#### Task prompt:
Copy every line of the data that includes the string "matplotlib".

#### Supplied data:
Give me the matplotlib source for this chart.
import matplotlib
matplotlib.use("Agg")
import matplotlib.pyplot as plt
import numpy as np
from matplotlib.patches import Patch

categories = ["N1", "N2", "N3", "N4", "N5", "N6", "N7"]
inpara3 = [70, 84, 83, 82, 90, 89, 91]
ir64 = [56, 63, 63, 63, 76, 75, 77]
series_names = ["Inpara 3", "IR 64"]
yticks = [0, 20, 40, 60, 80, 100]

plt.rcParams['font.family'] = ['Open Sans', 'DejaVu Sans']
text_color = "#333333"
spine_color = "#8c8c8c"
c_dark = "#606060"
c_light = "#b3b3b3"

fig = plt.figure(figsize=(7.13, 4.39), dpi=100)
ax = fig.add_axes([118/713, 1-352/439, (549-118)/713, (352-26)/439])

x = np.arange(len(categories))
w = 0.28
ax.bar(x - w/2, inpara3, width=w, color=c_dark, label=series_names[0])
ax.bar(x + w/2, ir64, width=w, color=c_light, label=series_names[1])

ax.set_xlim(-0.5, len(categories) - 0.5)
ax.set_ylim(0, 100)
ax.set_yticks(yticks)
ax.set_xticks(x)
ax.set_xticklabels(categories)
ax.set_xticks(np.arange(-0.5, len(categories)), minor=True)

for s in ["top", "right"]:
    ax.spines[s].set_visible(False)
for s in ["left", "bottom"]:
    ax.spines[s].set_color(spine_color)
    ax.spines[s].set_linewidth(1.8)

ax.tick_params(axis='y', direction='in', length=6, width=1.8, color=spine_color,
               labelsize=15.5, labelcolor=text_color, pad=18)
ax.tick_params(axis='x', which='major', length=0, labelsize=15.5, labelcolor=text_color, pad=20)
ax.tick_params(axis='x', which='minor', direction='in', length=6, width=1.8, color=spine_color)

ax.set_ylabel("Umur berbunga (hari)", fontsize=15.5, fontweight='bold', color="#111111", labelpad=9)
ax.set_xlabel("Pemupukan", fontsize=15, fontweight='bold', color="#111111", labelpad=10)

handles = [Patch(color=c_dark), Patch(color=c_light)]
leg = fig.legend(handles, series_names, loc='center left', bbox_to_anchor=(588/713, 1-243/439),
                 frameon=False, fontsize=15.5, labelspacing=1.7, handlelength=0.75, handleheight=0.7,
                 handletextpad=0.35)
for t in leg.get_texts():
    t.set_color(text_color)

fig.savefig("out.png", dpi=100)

---

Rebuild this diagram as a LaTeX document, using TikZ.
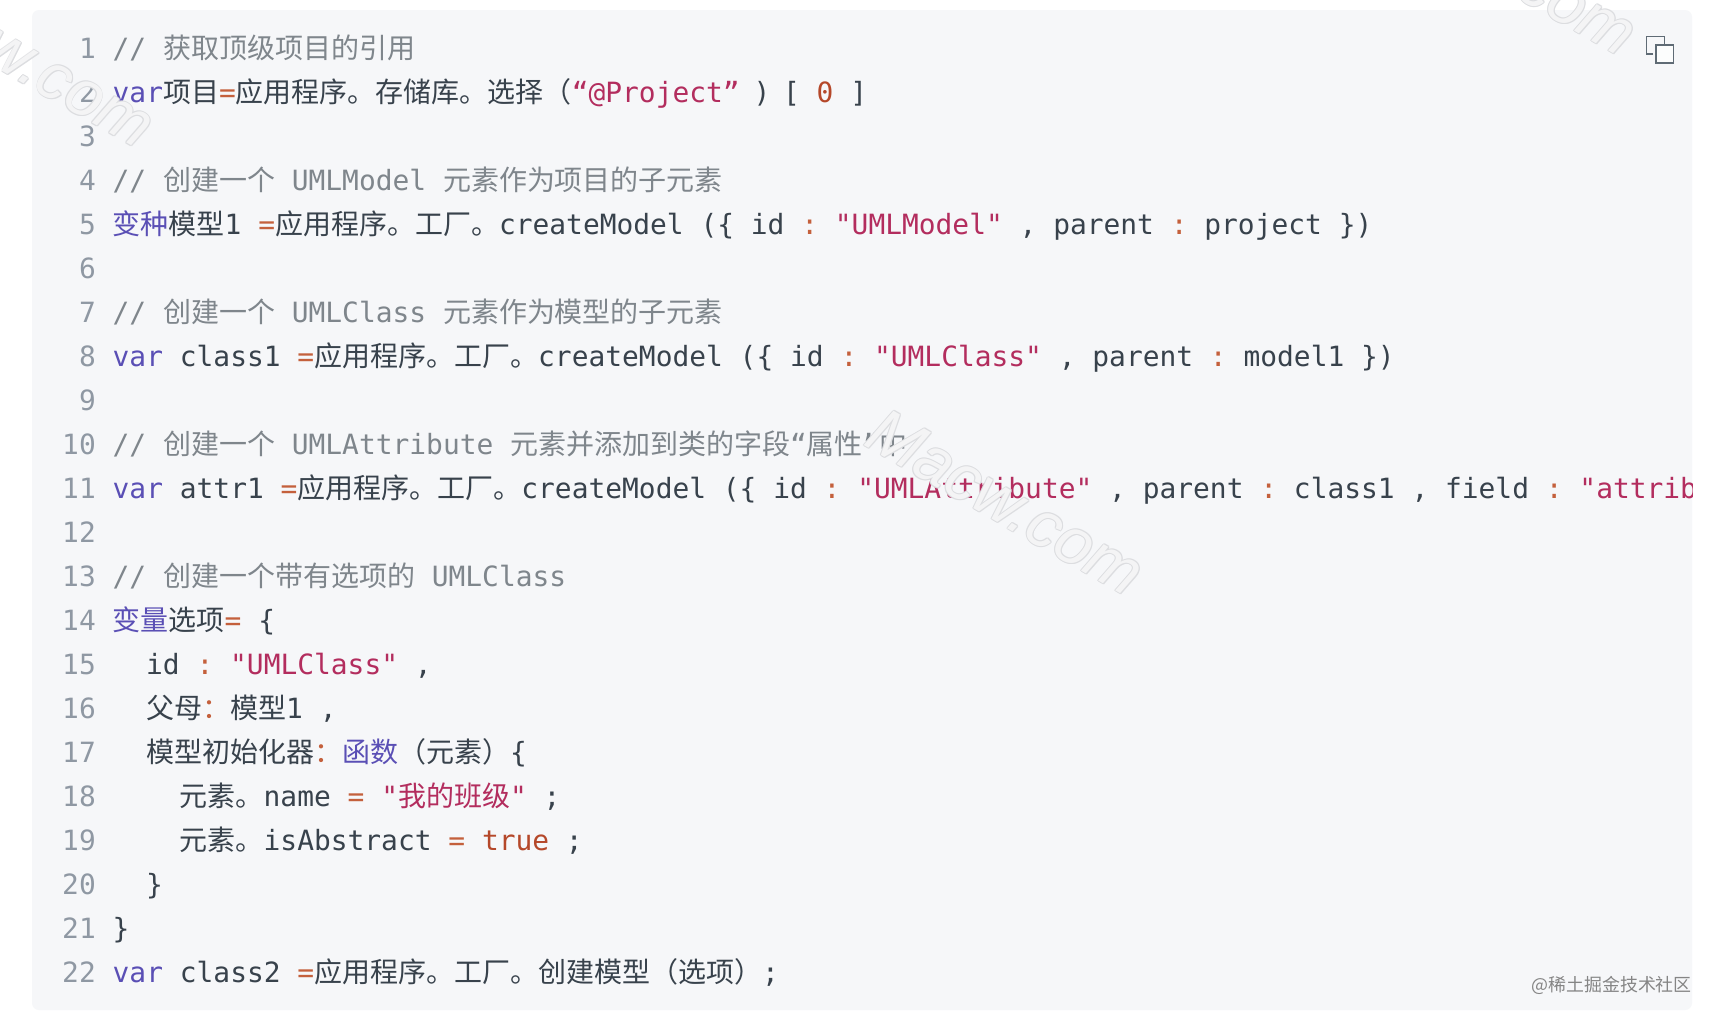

#### Result for this exercise:
Give me the matplotlib source for this chart.
import matplotlib
matplotlib.use("Agg")
import matplotlib.pyplot as plt
from matplotlib.patches import Patch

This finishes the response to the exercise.